■ Do this
Keep the images out and copy every entry below exactly.

begin Exercise input

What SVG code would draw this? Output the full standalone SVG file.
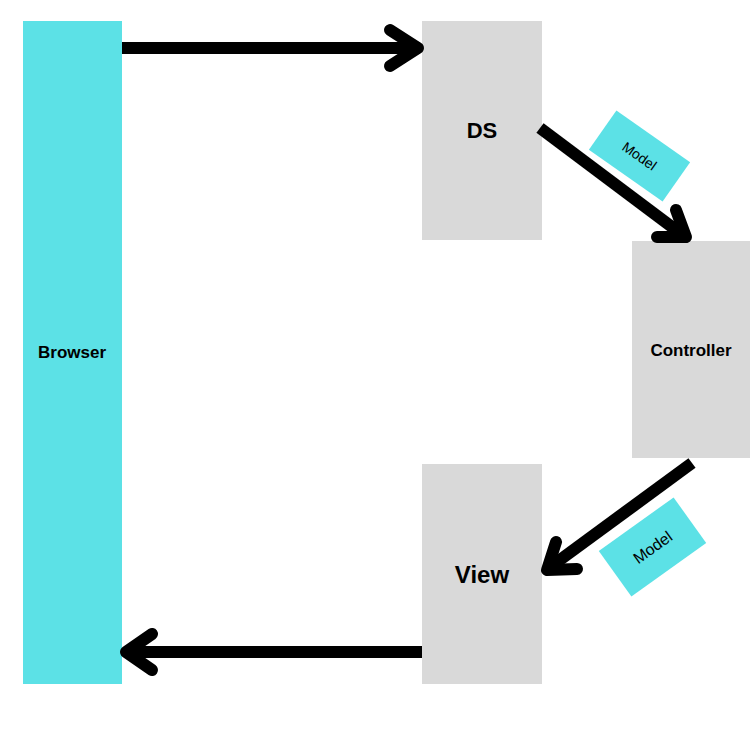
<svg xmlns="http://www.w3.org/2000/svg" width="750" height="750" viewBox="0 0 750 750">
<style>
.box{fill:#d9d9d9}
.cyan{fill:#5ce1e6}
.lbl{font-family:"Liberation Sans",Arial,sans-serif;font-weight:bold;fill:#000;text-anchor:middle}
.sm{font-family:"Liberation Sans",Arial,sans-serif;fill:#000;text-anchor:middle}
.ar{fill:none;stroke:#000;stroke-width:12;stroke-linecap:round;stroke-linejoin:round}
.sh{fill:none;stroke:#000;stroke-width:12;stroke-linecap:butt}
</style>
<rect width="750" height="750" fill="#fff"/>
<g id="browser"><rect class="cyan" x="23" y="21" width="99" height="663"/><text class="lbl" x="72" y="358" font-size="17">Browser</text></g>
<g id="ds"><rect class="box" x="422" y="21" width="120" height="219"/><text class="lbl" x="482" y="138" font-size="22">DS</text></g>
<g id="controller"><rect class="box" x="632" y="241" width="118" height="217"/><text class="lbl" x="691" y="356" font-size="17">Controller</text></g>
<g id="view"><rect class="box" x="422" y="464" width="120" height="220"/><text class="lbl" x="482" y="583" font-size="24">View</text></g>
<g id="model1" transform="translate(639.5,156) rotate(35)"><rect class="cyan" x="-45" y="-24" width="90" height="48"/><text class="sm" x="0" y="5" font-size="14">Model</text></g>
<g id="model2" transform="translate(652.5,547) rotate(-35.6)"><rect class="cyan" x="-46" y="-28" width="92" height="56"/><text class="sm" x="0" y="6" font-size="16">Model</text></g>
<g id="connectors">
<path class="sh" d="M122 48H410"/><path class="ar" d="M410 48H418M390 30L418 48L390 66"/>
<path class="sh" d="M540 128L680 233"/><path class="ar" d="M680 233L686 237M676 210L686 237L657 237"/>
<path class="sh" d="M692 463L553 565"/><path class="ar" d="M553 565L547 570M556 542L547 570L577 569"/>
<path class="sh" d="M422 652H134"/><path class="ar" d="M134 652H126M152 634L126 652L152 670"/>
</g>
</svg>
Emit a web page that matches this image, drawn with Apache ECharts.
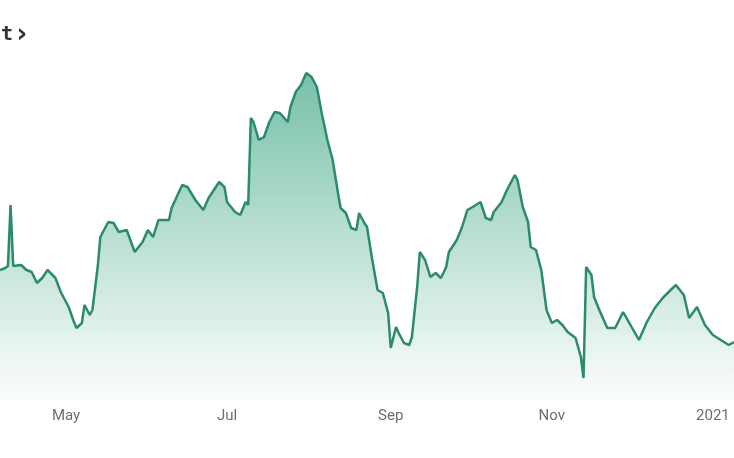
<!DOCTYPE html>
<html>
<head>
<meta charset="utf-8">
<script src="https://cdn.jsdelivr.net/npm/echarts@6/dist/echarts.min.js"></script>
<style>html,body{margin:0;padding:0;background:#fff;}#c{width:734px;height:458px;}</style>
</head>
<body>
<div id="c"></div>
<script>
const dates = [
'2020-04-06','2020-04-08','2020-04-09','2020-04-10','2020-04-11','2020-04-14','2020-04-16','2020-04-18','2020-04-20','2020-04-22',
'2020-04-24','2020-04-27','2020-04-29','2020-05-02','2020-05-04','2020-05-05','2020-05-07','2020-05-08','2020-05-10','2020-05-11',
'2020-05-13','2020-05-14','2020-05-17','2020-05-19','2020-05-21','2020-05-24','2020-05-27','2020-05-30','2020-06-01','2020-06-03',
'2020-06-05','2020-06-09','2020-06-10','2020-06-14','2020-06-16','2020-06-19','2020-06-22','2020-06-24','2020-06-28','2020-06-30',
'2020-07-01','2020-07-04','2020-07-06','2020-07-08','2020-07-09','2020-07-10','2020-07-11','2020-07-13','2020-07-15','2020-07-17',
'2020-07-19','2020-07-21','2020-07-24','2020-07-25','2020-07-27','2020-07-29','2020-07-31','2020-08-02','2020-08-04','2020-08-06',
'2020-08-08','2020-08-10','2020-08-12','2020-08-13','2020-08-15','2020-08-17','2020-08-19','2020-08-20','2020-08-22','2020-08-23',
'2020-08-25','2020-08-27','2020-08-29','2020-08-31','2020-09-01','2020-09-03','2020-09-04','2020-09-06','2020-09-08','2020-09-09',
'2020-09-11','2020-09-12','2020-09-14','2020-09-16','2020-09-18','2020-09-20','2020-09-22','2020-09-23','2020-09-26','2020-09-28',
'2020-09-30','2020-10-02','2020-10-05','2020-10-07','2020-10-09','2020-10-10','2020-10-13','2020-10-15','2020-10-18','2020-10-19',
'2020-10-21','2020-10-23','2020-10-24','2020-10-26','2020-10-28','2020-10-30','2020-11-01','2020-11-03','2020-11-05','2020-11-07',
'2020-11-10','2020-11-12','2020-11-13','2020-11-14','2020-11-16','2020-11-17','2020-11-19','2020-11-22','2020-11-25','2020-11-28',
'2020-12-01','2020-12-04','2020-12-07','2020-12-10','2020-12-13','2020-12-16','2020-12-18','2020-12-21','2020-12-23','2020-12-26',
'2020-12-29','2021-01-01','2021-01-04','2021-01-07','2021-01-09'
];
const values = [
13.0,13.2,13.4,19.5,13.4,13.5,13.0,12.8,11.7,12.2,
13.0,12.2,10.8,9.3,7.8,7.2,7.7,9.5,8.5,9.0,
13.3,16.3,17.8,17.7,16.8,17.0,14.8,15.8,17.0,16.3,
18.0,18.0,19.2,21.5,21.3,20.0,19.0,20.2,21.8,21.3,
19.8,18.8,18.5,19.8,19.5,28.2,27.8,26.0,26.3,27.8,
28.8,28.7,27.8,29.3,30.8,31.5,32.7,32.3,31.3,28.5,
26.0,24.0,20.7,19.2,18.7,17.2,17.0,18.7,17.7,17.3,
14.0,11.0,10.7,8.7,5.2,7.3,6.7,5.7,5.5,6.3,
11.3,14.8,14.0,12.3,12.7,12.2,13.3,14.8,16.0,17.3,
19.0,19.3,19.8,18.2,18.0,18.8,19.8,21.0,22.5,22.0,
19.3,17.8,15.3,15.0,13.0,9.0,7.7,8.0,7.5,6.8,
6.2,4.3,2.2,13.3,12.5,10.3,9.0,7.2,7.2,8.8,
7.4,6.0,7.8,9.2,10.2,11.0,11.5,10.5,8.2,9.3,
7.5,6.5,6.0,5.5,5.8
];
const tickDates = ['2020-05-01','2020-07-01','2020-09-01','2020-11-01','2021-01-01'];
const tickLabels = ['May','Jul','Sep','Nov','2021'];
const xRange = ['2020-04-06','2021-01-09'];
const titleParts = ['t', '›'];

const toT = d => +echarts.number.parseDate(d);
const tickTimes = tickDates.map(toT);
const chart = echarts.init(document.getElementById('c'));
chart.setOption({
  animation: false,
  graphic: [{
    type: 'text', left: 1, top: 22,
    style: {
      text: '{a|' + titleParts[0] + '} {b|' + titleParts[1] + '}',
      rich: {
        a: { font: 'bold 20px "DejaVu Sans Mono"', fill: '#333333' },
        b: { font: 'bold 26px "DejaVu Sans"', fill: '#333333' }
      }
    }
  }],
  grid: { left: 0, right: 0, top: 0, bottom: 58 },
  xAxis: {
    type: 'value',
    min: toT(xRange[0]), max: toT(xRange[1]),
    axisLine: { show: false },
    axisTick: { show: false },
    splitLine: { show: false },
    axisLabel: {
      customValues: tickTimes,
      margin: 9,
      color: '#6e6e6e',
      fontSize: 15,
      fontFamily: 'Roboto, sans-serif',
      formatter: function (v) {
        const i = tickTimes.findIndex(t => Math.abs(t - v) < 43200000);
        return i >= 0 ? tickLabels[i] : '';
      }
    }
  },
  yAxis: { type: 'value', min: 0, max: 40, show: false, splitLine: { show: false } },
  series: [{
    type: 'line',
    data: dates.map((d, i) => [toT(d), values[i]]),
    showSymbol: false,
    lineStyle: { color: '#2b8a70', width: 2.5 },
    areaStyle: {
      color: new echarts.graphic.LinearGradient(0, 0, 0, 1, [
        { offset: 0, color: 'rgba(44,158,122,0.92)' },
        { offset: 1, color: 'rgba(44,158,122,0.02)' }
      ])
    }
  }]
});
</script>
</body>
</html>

end Exercise input

■ Exercise answer
What SVG code would draw this? Output the full standalone SVG file.
<svg xmlns="http://www.w3.org/2000/svg" width="750" height="750" viewBox="0 0 750 750">
<style>
.box{fill:#d9d9d9}
.cyan{fill:#5ce1e6}
.lbl{font-family:"Liberation Sans",Arial,sans-serif;font-weight:bold;fill:#000;text-anchor:middle}
.sm{font-family:"Liberation Sans",Arial,sans-serif;fill:#000;text-anchor:middle}
.ar{fill:none;stroke:#000;stroke-width:12;stroke-linecap:round;stroke-linejoin:round}
.sh{fill:none;stroke:#000;stroke-width:12;stroke-linecap:butt}
</style>
<rect width="750" height="750" fill="#fff"/>
<g id="browser"><rect class="cyan" x="23" y="21" width="99" height="663"/><text class="lbl" x="72" y="358" font-size="17">Browser</text></g>
<g id="ds"><rect class="box" x="422" y="21" width="120" height="219"/><text class="lbl" x="482" y="138" font-size="22">DS</text></g>
<g id="controller"><rect class="box" x="632" y="241" width="118" height="217"/><text class="lbl" x="691" y="356" font-size="17">Controller</text></g>
<g id="view"><rect class="box" x="422" y="464" width="120" height="220"/><text class="lbl" x="482" y="583" font-size="24">View</text></g>
<g id="model1" transform="translate(639.5,156) rotate(35)"><rect class="cyan" x="-45" y="-24" width="90" height="48"/><text class="sm" x="0" y="5" font-size="14">Model</text></g>
<g id="model2" transform="translate(652.5,547) rotate(-35.6)"><rect class="cyan" x="-46" y="-28" width="92" height="56"/><text class="sm" x="0" y="6" font-size="16">Model</text></g>
<g id="connectors">
<path class="sh" d="M122 48H410"/><path class="ar" d="M410 48H418M390 30L418 48L390 66"/>
<path class="sh" d="M540 128L680 233"/><path class="ar" d="M680 233L686 237M676 210L686 237L657 237"/>
<path class="sh" d="M692 463L553 565"/><path class="ar" d="M553 565L547 570M556 542L547 570L577 569"/>
<path class="sh" d="M422 652H134"/><path class="ar" d="M134 652H126M152 634L126 652L152 670"/>
</g>
</svg>
Emit a web page that matches this image, drawn with Apache ECharts.
<!DOCTYPE html>
<html>
<head>
<meta charset="utf-8">
<script src="https://cdn.jsdelivr.net/npm/echarts@6/dist/echarts.min.js"></script>
<style>html,body{margin:0;padding:0;background:#fff;}#c{width:734px;height:458px;}</style>
</head>
<body>
<div id="c"></div>
<script>
const dates = [
'2020-04-06','2020-04-08','2020-04-09','2020-04-10','2020-04-11','2020-04-14','2020-04-16','2020-04-18','2020-04-20','2020-04-22',
'2020-04-24','2020-04-27','2020-04-29','2020-05-02','2020-05-04','2020-05-05','2020-05-07','2020-05-08','2020-05-10','2020-05-11',
'2020-05-13','2020-05-14','2020-05-17','2020-05-19','2020-05-21','2020-05-24','2020-05-27','2020-05-30','2020-06-01','2020-06-03',
'2020-06-05','2020-06-09','2020-06-10','2020-06-14','2020-06-16','2020-06-19','2020-06-22','2020-06-24','2020-06-28','2020-06-30',
'2020-07-01','2020-07-04','2020-07-06','2020-07-08','2020-07-09','2020-07-10','2020-07-11','2020-07-13','2020-07-15','2020-07-17',
'2020-07-19','2020-07-21','2020-07-24','2020-07-25','2020-07-27','2020-07-29','2020-07-31','2020-08-02','2020-08-04','2020-08-06',
'2020-08-08','2020-08-10','2020-08-12','2020-08-13','2020-08-15','2020-08-17','2020-08-19','2020-08-20','2020-08-22','2020-08-23',
'2020-08-25','2020-08-27','2020-08-29','2020-08-31','2020-09-01','2020-09-03','2020-09-04','2020-09-06','2020-09-08','2020-09-09',
'2020-09-11','2020-09-12','2020-09-14','2020-09-16','2020-09-18','2020-09-20','2020-09-22','2020-09-23','2020-09-26','2020-09-28',
'2020-09-30','2020-10-02','2020-10-05','2020-10-07','2020-10-09','2020-10-10','2020-10-13','2020-10-15','2020-10-18','2020-10-19',
'2020-10-21','2020-10-23','2020-10-24','2020-10-26','2020-10-28','2020-10-30','2020-11-01','2020-11-03','2020-11-05','2020-11-07',
'2020-11-10','2020-11-12','2020-11-13','2020-11-14','2020-11-16','2020-11-17','2020-11-19','2020-11-22','2020-11-25','2020-11-28',
'2020-12-01','2020-12-04','2020-12-07','2020-12-10','2020-12-13','2020-12-16','2020-12-18','2020-12-21','2020-12-23','2020-12-26',
'2020-12-29','2021-01-01','2021-01-04','2021-01-07','2021-01-09'
];
const values = [
13.0,13.2,13.4,19.5,13.4,13.5,13.0,12.8,11.7,12.2,
13.0,12.2,10.8,9.3,7.8,7.2,7.7,9.5,8.5,9.0,
13.3,16.3,17.8,17.7,16.8,17.0,14.8,15.8,17.0,16.3,
18.0,18.0,19.2,21.5,21.3,20.0,19.0,20.2,21.8,21.3,
19.8,18.8,18.5,19.8,19.5,28.2,27.8,26.0,26.3,27.8,
28.8,28.7,27.8,29.3,30.8,31.5,32.7,32.3,31.3,28.5,
26.0,24.0,20.7,19.2,18.7,17.2,17.0,18.7,17.7,17.3,
14.0,11.0,10.7,8.7,5.2,7.3,6.7,5.7,5.5,6.3,
11.3,14.8,14.0,12.3,12.7,12.2,13.3,14.8,16.0,17.3,
19.0,19.3,19.8,18.2,18.0,18.8,19.8,21.0,22.5,22.0,
19.3,17.8,15.3,15.0,13.0,9.0,7.7,8.0,7.5,6.8,
6.2,4.3,2.2,13.3,12.5,10.3,9.0,7.2,7.2,8.8,
7.4,6.0,7.8,9.2,10.2,11.0,11.5,10.5,8.2,9.3,
7.5,6.5,6.0,5.5,5.8
];
const tickDates = ['2020-05-01','2020-07-01','2020-09-01','2020-11-01','2021-01-01'];
const tickLabels = ['May','Jul','Sep','Nov','2021'];
const xRange = ['2020-04-06','2021-01-09'];
const titleParts = ['t', '›'];

const toT = d => +echarts.number.parseDate(d);
const tickTimes = tickDates.map(toT);
const chart = echarts.init(document.getElementById('c'));
chart.setOption({
  animation: false,
  graphic: [{
    type: 'text', left: 1, top: 22,
    style: {
      text: '{a|' + titleParts[0] + '} {b|' + titleParts[1] + '}',
      rich: {
        a: { font: 'bold 20px "DejaVu Sans Mono"', fill: '#333333' },
        b: { font: 'bold 26px "DejaVu Sans"', fill: '#333333' }
      }
    }
  }],
  grid: { left: 0, right: 0, top: 0, bottom: 58 },
  xAxis: {
    type: 'value',
    min: toT(xRange[0]), max: toT(xRange[1]),
    axisLine: { show: false },
    axisTick: { show: false },
    splitLine: { show: false },
    axisLabel: {
      customValues: tickTimes,
      margin: 9,
      color: '#6e6e6e',
      fontSize: 15,
      fontFamily: 'Roboto, sans-serif',
      formatter: function (v) {
        const i = tickTimes.findIndex(t => Math.abs(t - v) < 43200000);
        return i >= 0 ? tickLabels[i] : '';
      }
    }
  },
  yAxis: { type: 'value', min: 0, max: 40, show: false, splitLine: { show: false } },
  series: [{
    type: 'line',
    data: dates.map((d, i) => [toT(d), values[i]]),
    showSymbol: false,
    lineStyle: { color: '#2b8a70', width: 2.5 },
    areaStyle: {
      color: new echarts.graphic.LinearGradient(0, 0, 0, 1, [
        { offset: 0, color: 'rgba(44,158,122,0.92)' },
        { offset: 1, color: 'rgba(44,158,122,0.02)' }
      ])
    }
  }]
});
</script>
</body>
</html>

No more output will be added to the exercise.